Development of a cryopreservation method for marine and freshwater teleost spermatozoa

M. Ohta, T. Unuma (Reproduction Div.), and K. Kawamura (Genetics Div.)

  A common method for cryopreservation of sperm of both a marine (Japanese eel) and a freshwater spawning teleost (Japanese bitterling) was developed. We investigated and compared the effects of various factors, such as cryoprotectants extenders, equilibration time, activating solutions, temperature before immersion in liquid nitrogen (LN), and cooling rates on post-thaw motility of the spermatozoa of both species spermatozoa were compared.

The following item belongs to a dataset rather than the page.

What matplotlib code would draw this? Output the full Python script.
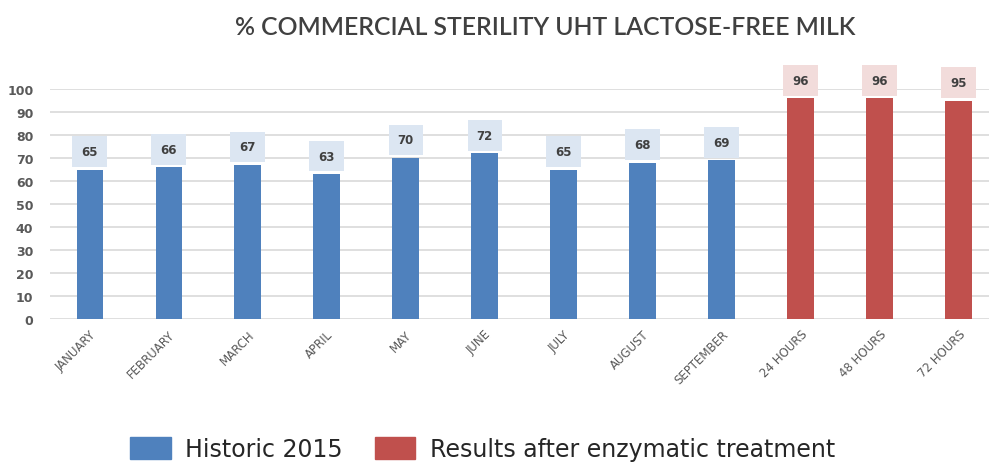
import matplotlib
matplotlib.use("Agg")
import matplotlib.pyplot as plt
from matplotlib.patches import Patch

categories = ["JANUARY", "FEBRUARY", "MARCH", "APRIL", "MAY", "JUNE", "JULY",
              "AUGUST", "SEPTEMBER", "24 HOURS", "48 HOURS", "72 HOURS"]
values = [65, 66, 67, 63, 70, 72, 65, 68, 69, 96, 96, 95]
groups = ["historic"] * 9 + ["enzymatic"] * 3

series_names = {"historic": "Historic 2015", "enzymatic": "Results after enzymatic treatment"}
bar_colors = {"historic": "#4f81bd", "enzymatic": "#c0504d"}
box_colors = {"historic": "#dce6f2", "enzymatic": "#f2dcdb"}

fig = plt.figure(figsize=(9.89, 4.64), dpi=100)
ax = fig.add_axes([0.0506, 0.3103, 0.9585, 0.4957])

x = list(range(len(categories)))
ax.bar(x, values, width=0.33, color=[bar_colors[g] for g in groups], zorder=3)

for xi, v, g in zip(x, values, groups):
    ax.annotate(str(v), (xi, v), xytext=(0, 13), textcoords="offset points",
                ha="center", va="center", fontsize=8.5, fontweight="bold",
                color="#404040", annotation_clip=False, zorder=4,
                bbox=dict(boxstyle="square,pad=0.75", fc=box_colors[g], ec="none"))

ax.set_xlim(-0.5, len(categories) - 0.5)
ax.set_ylim(0, 100)
ax.set_yticks(range(0, 101, 10))
ax.grid(axis="y", color="#d9d9d9", linewidth=1.2, zorder=0)
for s in ax.spines.values():
    s.set_visible(False)
ax.tick_params(axis="both", length=0)
ax.tick_params(axis="y", labelsize=9, labelcolor="#595959", pad=12)
ax.tick_params(axis="x", pad=6)
ax.set_xticks(x)
ax.set_xticklabels(categories, rotation=45, ha="right", rotation_mode="anchor",
                   fontsize=8.5, color="#595959")
for lab in ax.get_yticklabels():
    lab.set_fontweight("bold")

fig.text(0.551, 0.94, "% COMMERCIAL STERILITY UHT LACTOSE-FREE MILK",
         ha="center", va="center", fontsize=17.8, color="#404040", fontweight="semibold",
         family="Lato")

handles = [Patch(color=bar_colors[k], label=series_names[k]) for k in ["historic", "enzymatic"]]
fig.legend(handles=handles, loc="center", bbox_to_anchor=(0.488, 0.03), ncol=2,
           frameon=False, fontsize=17, handlelength=1.7, handleheight=1.0,
           handletextpad=0.6, columnspacing=1.4, labelcolor="#262626")

fig.savefig("out.png", dpi=100)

  Techniques of sperm cryopreservation have been established for various benefits such as (1) Transport of gametes, (2) Systematic mating for maintenance of genetic diversity in the cultured stock, (3) Storage of spermatozoa of uniform quality for evaluating egg quality, (4) Utilization of individual genes with high and economical value. In addition, we are trying to develop methods for conserving the genetic resourced of threatened and endangered teleosts using combinations of sperm cryopreservation with androgenesis, in which embryonic chromosomes are derived only from spermatozoa.

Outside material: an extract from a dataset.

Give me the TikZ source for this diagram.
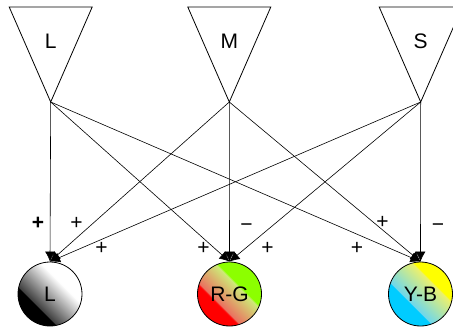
\documentclass[tikz,border=0pt]{standalone}
\usepackage{fontspec}
\setmainfont{Liberation Sans}
\usetikzlibrary{arrows.meta}
\definecolor{chartreuse}{RGB}{140,255,0}
\definecolor{skyblue}{RGB}{0,204,255}
\definecolor{salmon}{RGB}{235,110,95}
\definecolor{palelime}{RGB}{205,235,120}
\definecolor{palecyan}{RGB}{110,215,235}
\definecolor{paleyellow}{RGB}{235,240,110}
\pgfdeclarehorizontalshading{lumshade}{100bp}{color(0bp)=(black); color(36bp)=(black);
    color(36.5bp)=(black!75); color(62bp)=(white); color(100bp)=(white)}
\pgfdeclarehorizontalshading{rgshade}{100bp}{color(0bp)=(red); color(38bp)=(red);
    color(38.5bp)=(salmon); color(59bp)=(palelime); color(60bp)=(chartreuse); color(100bp)=(chartreuse)}
\pgfdeclarehorizontalshading{ybshade}{100bp}{color(0bp)=(skyblue); color(39bp)=(skyblue);
    color(39.5bp)=(palecyan); color(62.5bp)=(paleyellow); color(63.5bp)=(yellow); color(100bp)=(yellow)}
\begin{document}
\begin{tikzpicture}[x=1pt,y=-1pt,
    cone/.style={draw,line width=0.8pt},
    cell/.style={circle,draw,line width=0.8pt,minimum size=64pt,inner sep=0pt,
        font=\fontsize{21}{25}\selectfont},
    wire/.style={line width=0.6pt,-{Latex[length=10pt,width=10pt]}},
    sign/.style={inner sep=0pt,font=\fontsize{21}{25}\selectfont}]
    \useasboundingbox (0,0) rectangle (453,329);
    % cones
    \foreach \x/\name in {50.7/L,229.3/M,420.7/S} {
        \coordinate (\name tip) at (\x,102);
        \draw[cone] (\x-41.5,7) -- (\x+41.5,7) -- (\name tip) -- cycle;
        \node[font=\fontsize{21}{25}\selectfont] (\name cone) at (\x,41) {\name};
    }
    % opponent cells
    \node[cell,shading=lumshade,shading angle=45] (lum) at (50,294) {L};
    \node[cell,shading=rgshade,shading angle=45] (rg) at (229.5,294) {R-G};
    \node[cell,shading=ybshade,shading angle=45] (yb) at (420.5,294) {Y-B};
    % connections
    \foreach \a in {L,M,S}
        \foreach \b in {lum,rg,yb}
            \draw[wire] (\a tip) -- (\b.north);
    % signs
    \node[sign,font=\bfseries\fontsize{21}{25}\selectfont] (sign0) at (38,223) {+};
    \foreach \x/\y/\s [count=\i] in {
        76.5/223/+, 101.5/248.5/+,
        203.5/248.5/+, 246.5/227.5/−, 267.5/248.5/+,
        382.5/222.5/+, 438/227.5/−, 357/248.5/+
    } {
        \node[sign] (sign\i) at (\x,\y) {\s};
    }
\end{tikzpicture}
\end{document}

  Sperm cryopreserved with the diluent constituted of 10% methanol plus 90% fetal bovine serum (FBS) showed a higher percentage and longer duration of motility than those that had been cryopreserved with 90% FBS and 10% of other representative cryoprotective agents (Figs. 1 and 2). Spermatozoa, cooled to -40℃ and then immediately immersed in LN, had a greater post-thaw percentage of motile spermatozoa than those cooled -20, -60, or -80℃. The post-thaw percentage of motile spermatozoa increased significantly with decreases in the freezing rate from -70 to -5℃/min (Figs. 3 and 4). This trend was similar in the spermatozoa of both freshwater teleost (Japanese bitterling) and sea-spawner teleost (Japanese eel) which are taxonomically greatly different. Thus the method for cryopreservation of spermatozoa obtained in our experiments (10% methanol plus 90% FBS as a cryopreservation diluent and samples should be cooled to -40℃ at a low freezing rate) seems to be applicable for many teleost species.

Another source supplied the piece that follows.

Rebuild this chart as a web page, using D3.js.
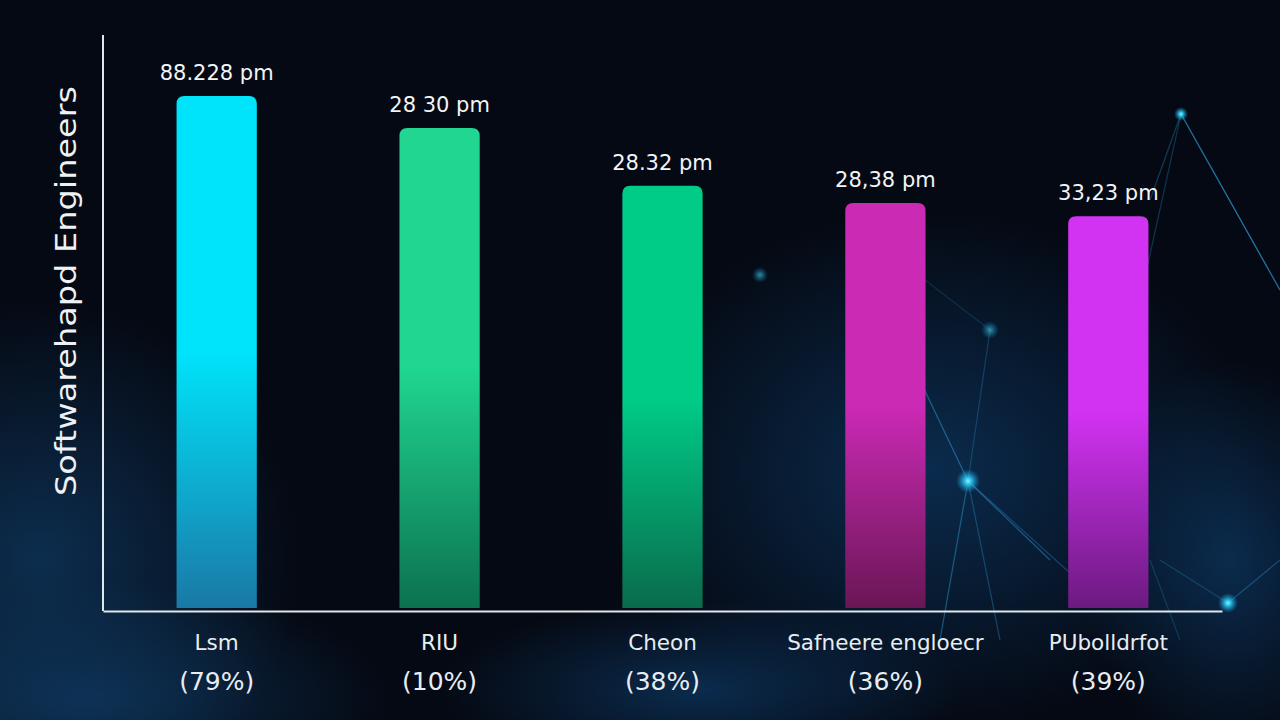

1) Ohta et al., (2001). Cryopreservation of the sperm of the Japanese bitterling. J. Fish Biol., 58, 670-681.
2) Ohta et al., (2001). Control by the environmental concentration of ions of the potential for motility in Japanese eel spermatozoa. Aquaculture, 198, 339-351.
3) Gwo et al., (1999). Cryopreservation of sperm from the endangered Formosan landlocked salmon. Theriogenology, 51, 569-582.